Sunday, August 23, 2020

Cultural influences on word meanings revealed through large-scale semantic alignment

Thompson, B., Roberts, S. G., & Lupyan, G. (2020). Cultural influences on word meanings revealed through large-scale semantic alignmentNature Human Behaviour. doi:10.1038/s41562-020-0924-8
Abstract: If the structure of language vocabularies mirrors the structure of natural divisions that are universally perceived, then the meanings of words in different languages should closely align. By contrast, if shared word meanings are a product of shared culture, history and geography, they may differ between languages in substantial but predictable ways. Here, we analysed the semantic neighbourhoods of 1,010 meanings in 41 languages. The most-aligned words were from semantic domains with high internal structure (number, quantity and kinship). Words denoting natural kinds, common actions and artefacts aligned much less well. Languages that are more geographically proximate, more historically related and/or spoken by more-similar cultures had more aligned word meanings. These results provide evidence that the meanings of common words vary in ways that reflect the culture, history and geography of their users.
Instead of attempting to define the words, the large-scale method uses the concept of "semantic associations," or simply words that have a meaningful relationship to each other, which linguists find to be one of the best ways to go about defining a word and comparing it to another. Semantic associates of "beautiful," for example, include "colorful," "love," "precious" and "delicate."

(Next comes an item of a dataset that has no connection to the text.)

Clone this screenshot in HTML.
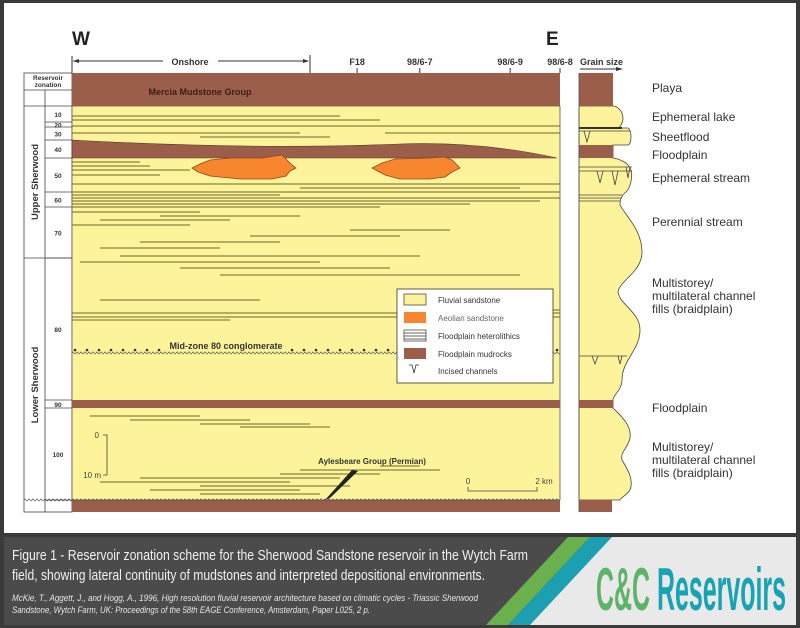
<!DOCTYPE html>
<html><head><meta charset="utf-8">
<style>
html,body{margin:0;padding:0;background:#3a3a3a;}
#wrap{position:relative;width:800px;height:628px;overflow:hidden;background:#3a3a3a;font-family:"Liberation Sans",sans-serif;}
svg text{font-family:"Liberation Sans",sans-serif;}
</style></head>
<body>
<div id="wrap">
<svg id="svg" width="800" height="628" viewBox="0 0 800 628" xmlns="http://www.w3.org/2000/svg">
  <rect x="4" y="3" width="792" height="530" fill="#ffffff"/>
  <rect x="4" y="537" width="792" height="88" fill="#4b4b4b"/>
  <polygon points="596,537 796,537 796,625 515,625" fill="#e9e9e9"/>
  <polygon points="568,537 590,537 508,625 486,625" fill="#6ab04c"/>
  <polygon points="590,537 612,537 530,625 508,625" fill="#1c9fb0"/>
  <text x="12" y="560" font-size="15" fill="#f0f0f0" textLength="516" lengthAdjust="spacingAndGlyphs">Figure 1 - Reservoir zonation scheme for the Sherwood Sandstone reservoir in the Wytch Farm</text>
  <text x="12" y="580" font-size="15" fill="#f0f0f0" textLength="473" lengthAdjust="spacingAndGlyphs">field, showing lateral continuity of mudstones and interpreted depositional environments.</text>
  <text x="12" y="601" font-size="9" font-style="italic" fill="#e6e6e6" textLength="466" lengthAdjust="spacingAndGlyphs">McKie, T., Aggett, J., and Hogg, A., 1996, High resolution fluvial reservoir architecture based on climatic cycles - Triassic Sherwood</text>
  <text x="12" y="613" font-size="9" font-style="italic" fill="#e6e6e6" textLength="358" lengthAdjust="spacingAndGlyphs">Sandstone, Wytch Farm, UK: Proceedings of the 58th EAGE Conference, Amsterdam, Paper L025, 2 p.</text>
  <text x="596" y="610" font-size="60" font-weight="bold" textLength="190" lengthAdjust="spacingAndGlyphs"><tspan fill="#5db36a">C&amp;C </tspan><tspan fill="#17a3b3">Reservoirs</tspan></text>

  <text x="72" y="45" font-size="19" font-weight="bold" fill="#222">W</text>
  <text x="546" y="45" font-size="19" font-weight="bold" fill="#222">E</text>
  <g stroke="#333" stroke-width="1">
    <line x1="73" y1="61" x2="163" y2="61"/><line x1="218" y1="61" x2="308" y2="61"/>
    <line x1="72" y1="56" x2="72" y2="73"/><line x1="310" y1="55" x2="310" y2="73"/>
  </g>
  <polygon points="73,61 79,59 79,63" fill="#333"/><polygon points="309,61 303,59 303,63" fill="#333"/>
  <text x="190" y="65" font-size="9" font-weight="bold" fill="#333" text-anchor="middle">Onshore</text>
  <g id="wells" font-size="9" font-weight="bold" fill="#333" text-anchor="middle"></g>
  <text x="580" y="65" font-size="9" font-weight="bold" fill="#333">Grain size</text>
  <line x1="580" y1="69" x2="618" y2="69" stroke="#333"/><polygon points="623,69 616,67 616,71" fill="#333"/>

  <g stroke="#444" stroke-width="0.8" fill="none">
    <rect x="24" y="73" width="48" height="439" fill="#fff"/>
    <line x1="24" y1="90" x2="72" y2="90"/>
    <line x1="45" y1="90" x2="45" y2="512"/>
    <line x1="24" y1="106" x2="72" y2="106"/>
    <line x1="24" y1="258" x2="72" y2="258"/>
  </g>
  <text x="48" y="80" font-size="6.5" font-weight="bold" fill="#333" text-anchor="middle">Reservoir</text>
  <text x="48" y="87" font-size="6.5" font-weight="bold" fill="#333" text-anchor="middle">zonation</text>
  <text transform="translate(38,182) rotate(-90)" font-size="9.5" font-weight="bold" fill="#333" text-anchor="middle">Upper Sherwood</text>
  <text transform="translate(38,385) rotate(-90)" font-size="9.5" font-weight="bold" fill="#333" text-anchor="middle">Lower Sherwood</text>
  <g id="zones"></g>

  <rect x="72" y="106" width="488" height="394" fill="#fdf39a" stroke="#555" stroke-width="0.8"/>
  <rect x="72" y="73" width="488" height="33" fill="#9a5e4a"/>
  <text x="200" y="95" font-size="9" font-weight="bold" fill="#3a1f15" text-anchor="middle">Mercia Mudstone Group</text>
  <path d="M72,140 Q250,150 400,144 Q480,141 557,158 L72,158 Z" fill="#9a5e4a" stroke="#5a3a2a" stroke-width="0.6"/>
  <rect x="72" y="400" width="488" height="8" fill="#9a5e4a"/>
  <rect x="72" y="500" width="488" height="12" fill="#9a5e4a"/>
  <g id="hlines" stroke="#6b6a2a" stroke-width="1"></g>
  <path d="M262,158 L282,155 L286,159 L292,165 L296,168 L290,171 L286,176 L272,179 L240,179 L210,176 L198,172 L192,168 L200,164 L210,160 L230,158 Z" fill="#f7862e" stroke="#8a4a1a" stroke-width="0.8"/>
  <path d="M430,158 L445,157 L452,160 L460,168 L452,172 L445,177 L430,179 L400,179 L385,175 L372,168 L382,163 L395,159 Z" fill="#f7862e" stroke="#8a4a1a" stroke-width="0.8"/>
  <path id="wavy" fill="none" stroke="#555" stroke-width="0.7"/>
  <path id="cong" fill="none" stroke="#555" stroke-width="0.7"/>
  <g id="dots" fill="#333"></g>
  <text x="226" y="349" font-size="9" font-weight="bold" fill="#333" text-anchor="middle">Mid-zone 80 conglomerate</text>
  <text x="372" y="464" font-size="8" font-weight="bold" fill="#333" text-anchor="middle">Aylesbeare Group (Permian)</text>
  <polygon points="352,470 358,471 330,498 325,500" fill="#222"/>
  <g stroke="#444" stroke-width="0.8" fill="none"><polyline points="103,435 107,435 107,475 103,475"/></g>
  <text x="99" y="438" font-size="8" fill="#444" text-anchor="end">0</text>
  <text x="101" y="478" font-size="8" fill="#444" text-anchor="end">10 m</text>
  <g stroke="#444" stroke-width="0.8" fill="none"><polyline points="468,487 468,491 537,491 537,487"/></g>
  <text x="468" y="484" font-size="8" fill="#444" text-anchor="middle">0</text>
  <text x="544" y="484" font-size="8" fill="#444" text-anchor="middle">2 km</text>

  <g>
    <rect x="397" y="289" width="156" height="94" fill="#fff" stroke="#333" stroke-width="0.8"/>
    <rect x="404" y="294" width="22" height="11" fill="#fdf39a" stroke="#333" stroke-width="0.7"/>
    <text x="438" y="303" font-size="8" fill="#333">Fluvial sandstone</text>
    <rect x="404" y="312" width="22" height="11" fill="#f7862e"/>
    <text x="438" y="321" font-size="8" fill="#666">Aeolian sandstone</text>
    <rect x="404" y="330" width="22" height="11" fill="#fff" stroke="#333" stroke-width="0.7"/>
    <g stroke="#333" stroke-width="0.8"><line x1="404" y1="333" x2="426" y2="333"/><line x1="404" y1="336" x2="426" y2="336"/><line x1="404" y1="339" x2="426" y2="339"/></g>
    <text x="438" y="339" font-size="8" fill="#333">Floodplain heterolithics</text>
    <rect x="404" y="348" width="22" height="11" fill="#9a5e4a"/>
    <text x="438" y="357" font-size="8" fill="#333">Floodplain mudrocks</text>
    <path d="M409,365 L412,365 L414,373 L416,365 L419,365" fill="none" stroke="#333" stroke-width="0.8"/>
    <text x="438" y="374" font-size="8" fill="#333">Incised channels</text>
  </g>

  <path d="M579,106 L613,106 C618,106 623,112 623,118 C623,124 619,128 618,128 L628,128 C632,130 632,144 628,145 L613,145 L613,158 C620,159 628,163 630,168 C633,172 632,186 626,192 C621,196 620,200 620,205 C625,215 642,230 642,252 C642,272 620,280 618,292 C620,305 640,312 640,330 C640,350 622,360 622,380 C622,390 613,395 613,400 L613,408 C620,415 632,425 630,438 C628,448 620,452 622,460 C628,470 634,480 630,490 C626,496 620,498 620,500 L579,500 Z" fill="#fdf39a" stroke="#444" stroke-width="0.8"/>
  <rect x="579" y="73" width="34" height="33" fill="#9a5e4a"/>
  <rect x="579" y="145" width="34" height="13" fill="#9a5e4a"/>
  <rect x="579" y="400" width="34" height="8" fill="#9a5e4a"/>
  <rect x="579" y="500" width="33" height="12" fill="#9a5e4a"/>
  <g stroke="#444" stroke-width="0.8" fill="none">
    <line x1="579" y1="128" x2="622" y2="128" stroke-width="2" stroke="#333"/>
    <line x1="579" y1="131" x2="630" y2="131"/>
    <path d="M584,131 L587,142 L590,131"/>
    <line x1="579" y1="167" x2="632" y2="167"/>
    <line x1="579" y1="171" x2="632" y2="171"/>
    <path d="M597,171 L600,183 L603,171 M612,171 L615,185 L618,171 M626,167 L628,178 L630,167"/>
    <line x1="579" y1="195" x2="622" y2="195"/><line x1="579" y1="198" x2="621" y2="198"/><line x1="579" y1="201" x2="620" y2="201"/>
    <line x1="579" y1="356" x2="627" y2="356"/>
    <path d="M592,356 L595,364 L598,356 M618,356 L620,364 L622,356"/>
  </g>
  <line x1="579" y1="73" x2="579" y2="512" stroke="#555" stroke-width="0.8"/>
  <g id="envs" font-size="12" fill="#333"></g>
</svg>
</div>
<script>
const NS="http://www.w3.org/2000/svg";
const svg=document.getElementById('svg');
function mk(tag,attrs,parent,txt){const e=document.createElementNS(NS,tag);for(const k in attrs)e.setAttribute(k,attrs[k]);if(txt!==undefined)e.textContent=txt;(parent||svg).appendChild(e);return e;}

const zoneNames=["10","20","30","40","50","60","70","80","90","100"];
const zoneTops=[106,122,127,140,158,192,207,258,400,408];
const zoneBottoms=[122,127,140,158,192,207,258,400,408,500];
const wellNames=["F18","98/6-7","98/6-9","98/6-8"];
const wellKm=[5.55,6.77,8.53,9.5];
const envNames=[["Playa"],["Ephemeral lake"],["Sheetflood"],["Floodplain"],["Ephemeral stream"],["Perennial stream"],["Multistorey/","multilateral channel","fills (braidplain)"],["Floodplain"],["Multistorey/","multilateral channel","fills (braidplain)"]];
const envY=[92,121,141,159,182,226,287,412,451];

const kmToX=k=>72+k*(488/9.5);
const zg=document.getElementById('zones');
zoneNames.forEach((n,i)=>{
  const t=zoneTops[i],b=zoneBottoms[i];
  const l=mk('line',{x1:45,y1:b,x2:72,y2:b,stroke:'#444','stroke-width':0.8},zg);
  
  
  const tx=mk('text',{x:58,y:(t+b)/2+3,'font-size':6.5,'font-weight':'bold',fill:'#333','text-anchor':'middle'},zg,n);
  
  
});
const wg=document.getElementById('wells');
wellNames.forEach((n,i)=>{
  const x=kmToX(wellKm[i]);
  const t=mk('text',{x:x,y:65},wg,n);
  
  
  mk('line',{x1:x,y1:68,x2:x,y2:73,stroke:'#333'},wg);
});
const eg=document.getElementById('envs');
envNames.forEach((lines,i)=>{
  lines.forEach((s,j)=>{
    const t=mk('text',{x:652,y:envY[i]+j*13},eg,s);
    
    
  });
});
const lineY=[116,120,126,133,133,137,162,166,170,175,184,188,192,195,198,201,204,207,212,216,220,225,230,236,242,248,256,262,268,275,300,313,317,320,310,416,420,424,427,466,470,474,478,482,486,490,494];
const lineX1=[72,72,72,385,72,200,72,72,72,72,72,300,72,72,72,72,72,72,72,160,100,72,350,250,140,100,120,80,180,220,100,72,72,72,400,90,130,200,240,380,300,280,140,100,200,150,200];
const lineX2=[340,380,560,560,300,330,140,150,190,160,560,520,560,280,560,540,470,380,200,300,230,190,450,400,280,220,420,320,390,520,260,560,560,230,560,200,250,310,330,420,440,380,340,290,350,300,320];
const hg=document.getElementById('hlines');
lineY.forEach((y,i)=>{
  const l=mk('line',{x1:lineX1[i],y1:y,x2:lineX2[i],y2:y},hg);
  
  
});
let d='M24,500';for(let x=24;x<560;x+=4)d+=` q1,-2 2,0 q1,2 2,0`;
document.getElementById('wavy').setAttribute('d',d);
let c='M72,353';for(let x=72;x<558;x+=4)c+=` q1,-2 2,0 q1,2 2,0`;
document.getElementById('cong').setAttribute('d',c);
const dg=document.getElementById('dots');
for(let x=75;x<160;x+=12)mk('circle',{cx:x,cy:350,r:1.3},dg);
for(let x=292;x<400;x+=12)mk('circle',{cx:x,cy:350,r:1.3},dg);
mk('circle',{cx:557,cy:350,r:1.3},dg);
</script>
</body></html>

The researchers built an algorithm that examined neural networks trained on various languages to compare millions of semantic associations. The algorithm translated the semantic associates of a particular word into another language, and then repeated the process the other way around. For example, the algorithm translated the semantic associates of "beautiful" into French and then translated the semantic associates of beau into English. The algorithm's final similarity score for a word's meaning came from quantifying how closely the semantics aligned in both directions of the translation.
And now, culture:
In one final step, the researchers applied another algorithm that compared how similar the cultures that produced the two languages are, based on an anthropological dataset comparing things like marriage practices, legal systems and political organization of given language's speakers.

The researchers found that their algorithm could correctly predict how easily two languages could be translated based on how similar the two cultures that speak them are. This shows that variability in word meaning is not just random. Culture plays a strong role in shaping languages—a hypothesis that theory has long predicted, but that researchers lacked quantitative data to support.